— Start of Supplied information —

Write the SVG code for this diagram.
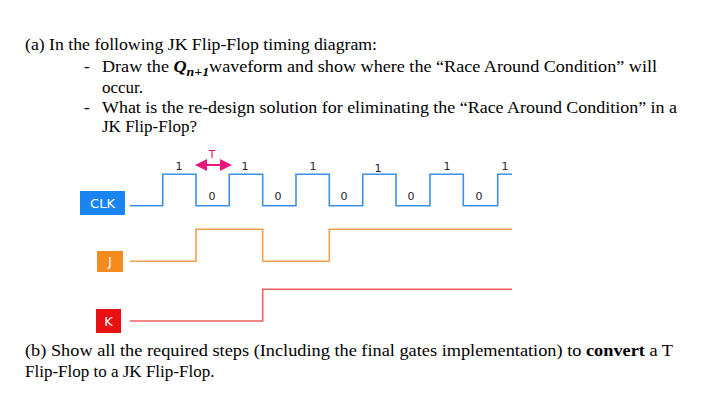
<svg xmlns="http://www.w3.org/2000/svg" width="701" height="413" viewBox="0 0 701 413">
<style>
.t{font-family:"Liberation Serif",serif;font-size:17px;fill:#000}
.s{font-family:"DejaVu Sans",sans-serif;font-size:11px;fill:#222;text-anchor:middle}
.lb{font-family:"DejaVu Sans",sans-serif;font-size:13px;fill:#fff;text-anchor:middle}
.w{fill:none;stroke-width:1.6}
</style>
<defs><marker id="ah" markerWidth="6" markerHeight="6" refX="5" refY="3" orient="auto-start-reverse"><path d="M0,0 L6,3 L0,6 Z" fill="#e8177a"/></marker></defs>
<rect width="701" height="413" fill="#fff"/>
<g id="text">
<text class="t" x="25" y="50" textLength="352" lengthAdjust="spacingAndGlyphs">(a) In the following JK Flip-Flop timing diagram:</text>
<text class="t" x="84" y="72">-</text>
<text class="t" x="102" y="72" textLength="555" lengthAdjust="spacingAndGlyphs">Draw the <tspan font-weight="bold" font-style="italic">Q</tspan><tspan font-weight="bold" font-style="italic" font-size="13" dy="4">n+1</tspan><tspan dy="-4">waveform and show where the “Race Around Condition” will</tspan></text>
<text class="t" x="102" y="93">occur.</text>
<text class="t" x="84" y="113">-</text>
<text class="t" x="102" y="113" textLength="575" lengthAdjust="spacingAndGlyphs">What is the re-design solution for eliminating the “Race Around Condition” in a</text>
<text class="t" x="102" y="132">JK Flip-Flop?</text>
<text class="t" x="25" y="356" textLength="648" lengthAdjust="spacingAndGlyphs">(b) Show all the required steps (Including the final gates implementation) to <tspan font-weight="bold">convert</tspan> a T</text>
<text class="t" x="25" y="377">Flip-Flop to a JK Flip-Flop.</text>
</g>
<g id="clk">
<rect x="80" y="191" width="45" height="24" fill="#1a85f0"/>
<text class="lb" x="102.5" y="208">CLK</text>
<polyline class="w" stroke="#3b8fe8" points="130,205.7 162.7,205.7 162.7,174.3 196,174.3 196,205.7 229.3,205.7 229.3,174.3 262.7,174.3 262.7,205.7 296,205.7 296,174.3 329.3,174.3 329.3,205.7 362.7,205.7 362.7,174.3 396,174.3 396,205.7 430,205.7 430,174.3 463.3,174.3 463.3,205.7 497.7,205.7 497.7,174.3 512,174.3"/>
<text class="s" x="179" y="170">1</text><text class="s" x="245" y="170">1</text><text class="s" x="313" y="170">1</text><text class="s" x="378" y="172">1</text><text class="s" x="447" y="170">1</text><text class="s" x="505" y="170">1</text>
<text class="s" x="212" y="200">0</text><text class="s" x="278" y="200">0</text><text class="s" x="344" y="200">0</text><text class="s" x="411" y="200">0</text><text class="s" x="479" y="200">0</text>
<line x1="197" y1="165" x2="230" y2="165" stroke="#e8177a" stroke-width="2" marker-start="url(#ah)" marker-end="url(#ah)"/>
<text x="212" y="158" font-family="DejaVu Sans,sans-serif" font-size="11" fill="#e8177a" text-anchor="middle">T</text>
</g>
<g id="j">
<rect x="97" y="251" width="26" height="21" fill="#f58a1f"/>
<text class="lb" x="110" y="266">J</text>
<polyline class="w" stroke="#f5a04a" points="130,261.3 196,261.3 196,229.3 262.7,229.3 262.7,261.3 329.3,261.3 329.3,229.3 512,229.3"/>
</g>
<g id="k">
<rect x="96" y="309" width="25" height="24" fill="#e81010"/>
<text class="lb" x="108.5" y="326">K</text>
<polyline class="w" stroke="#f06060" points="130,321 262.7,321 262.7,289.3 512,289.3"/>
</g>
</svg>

— End of Supplied information —

Every line above should be returned exactly; the pictures stay out.

Write the SVG code for this diagram.
<svg xmlns="http://www.w3.org/2000/svg" width="701" height="413" viewBox="0 0 701 413">
<style>
.t{font-family:"Liberation Serif",serif;font-size:17px;fill:#000}
.s{font-family:"DejaVu Sans",sans-serif;font-size:11px;fill:#222;text-anchor:middle}
.lb{font-family:"DejaVu Sans",sans-serif;font-size:13px;fill:#fff;text-anchor:middle}
.w{fill:none;stroke-width:1.6}
</style>
<defs><marker id="ah" markerWidth="6" markerHeight="6" refX="5" refY="3" orient="auto-start-reverse"><path d="M0,0 L6,3 L0,6 Z" fill="#e8177a"/></marker></defs>
<rect width="701" height="413" fill="#fff"/>
<g id="text">
<text class="t" x="25" y="50" textLength="352" lengthAdjust="spacingAndGlyphs">(a) In the following JK Flip-Flop timing diagram:</text>
<text class="t" x="84" y="72">-</text>
<text class="t" x="102" y="72" textLength="555" lengthAdjust="spacingAndGlyphs">Draw the <tspan font-weight="bold" font-style="italic">Q</tspan><tspan font-weight="bold" font-style="italic" font-size="13" dy="4">n+1</tspan><tspan dy="-4">waveform and show where the “Race Around Condition” will</tspan></text>
<text class="t" x="102" y="93">occur.</text>
<text class="t" x="84" y="113">-</text>
<text class="t" x="102" y="113" textLength="575" lengthAdjust="spacingAndGlyphs">What is the re-design solution for eliminating the “Race Around Condition” in a</text>
<text class="t" x="102" y="132">JK Flip-Flop?</text>
<text class="t" x="25" y="356" textLength="648" lengthAdjust="spacingAndGlyphs">(b) Show all the required steps (Including the final gates implementation) to <tspan font-weight="bold">convert</tspan> a T</text>
<text class="t" x="25" y="377">Flip-Flop to a JK Flip-Flop.</text>
</g>
<g id="clk">
<rect x="80" y="191" width="45" height="24" fill="#1a85f0"/>
<text class="lb" x="102.5" y="208">CLK</text>
<polyline class="w" stroke="#3b8fe8" points="130,205.7 162.7,205.7 162.7,174.3 196,174.3 196,205.7 229.3,205.7 229.3,174.3 262.7,174.3 262.7,205.7 296,205.7 296,174.3 329.3,174.3 329.3,205.7 362.7,205.7 362.7,174.3 396,174.3 396,205.7 430,205.7 430,174.3 463.3,174.3 463.3,205.7 497.7,205.7 497.7,174.3 512,174.3"/>
<text class="s" x="179" y="170">1</text><text class="s" x="245" y="170">1</text><text class="s" x="313" y="170">1</text><text class="s" x="378" y="172">1</text><text class="s" x="447" y="170">1</text><text class="s" x="505" y="170">1</text>
<text class="s" x="212" y="200">0</text><text class="s" x="278" y="200">0</text><text class="s" x="344" y="200">0</text><text class="s" x="411" y="200">0</text><text class="s" x="479" y="200">0</text>
<line x1="197" y1="165" x2="230" y2="165" stroke="#e8177a" stroke-width="2" marker-start="url(#ah)" marker-end="url(#ah)"/>
<text x="212" y="158" font-family="DejaVu Sans,sans-serif" font-size="11" fill="#e8177a" text-anchor="middle">T</text>
</g>
<g id="j">
<rect x="97" y="251" width="26" height="21" fill="#f58a1f"/>
<text class="lb" x="110" y="266">J</text>
<polyline class="w" stroke="#f5a04a" points="130,261.3 196,261.3 196,229.3 262.7,229.3 262.7,261.3 329.3,261.3 329.3,229.3 512,229.3"/>
</g>
<g id="k">
<rect x="96" y="309" width="25" height="24" fill="#e81010"/>
<text class="lb" x="108.5" y="326">K</text>
<polyline class="w" stroke="#f06060" points="130,321 262.7,321 262.7,289.3 512,289.3"/>
</g>
</svg>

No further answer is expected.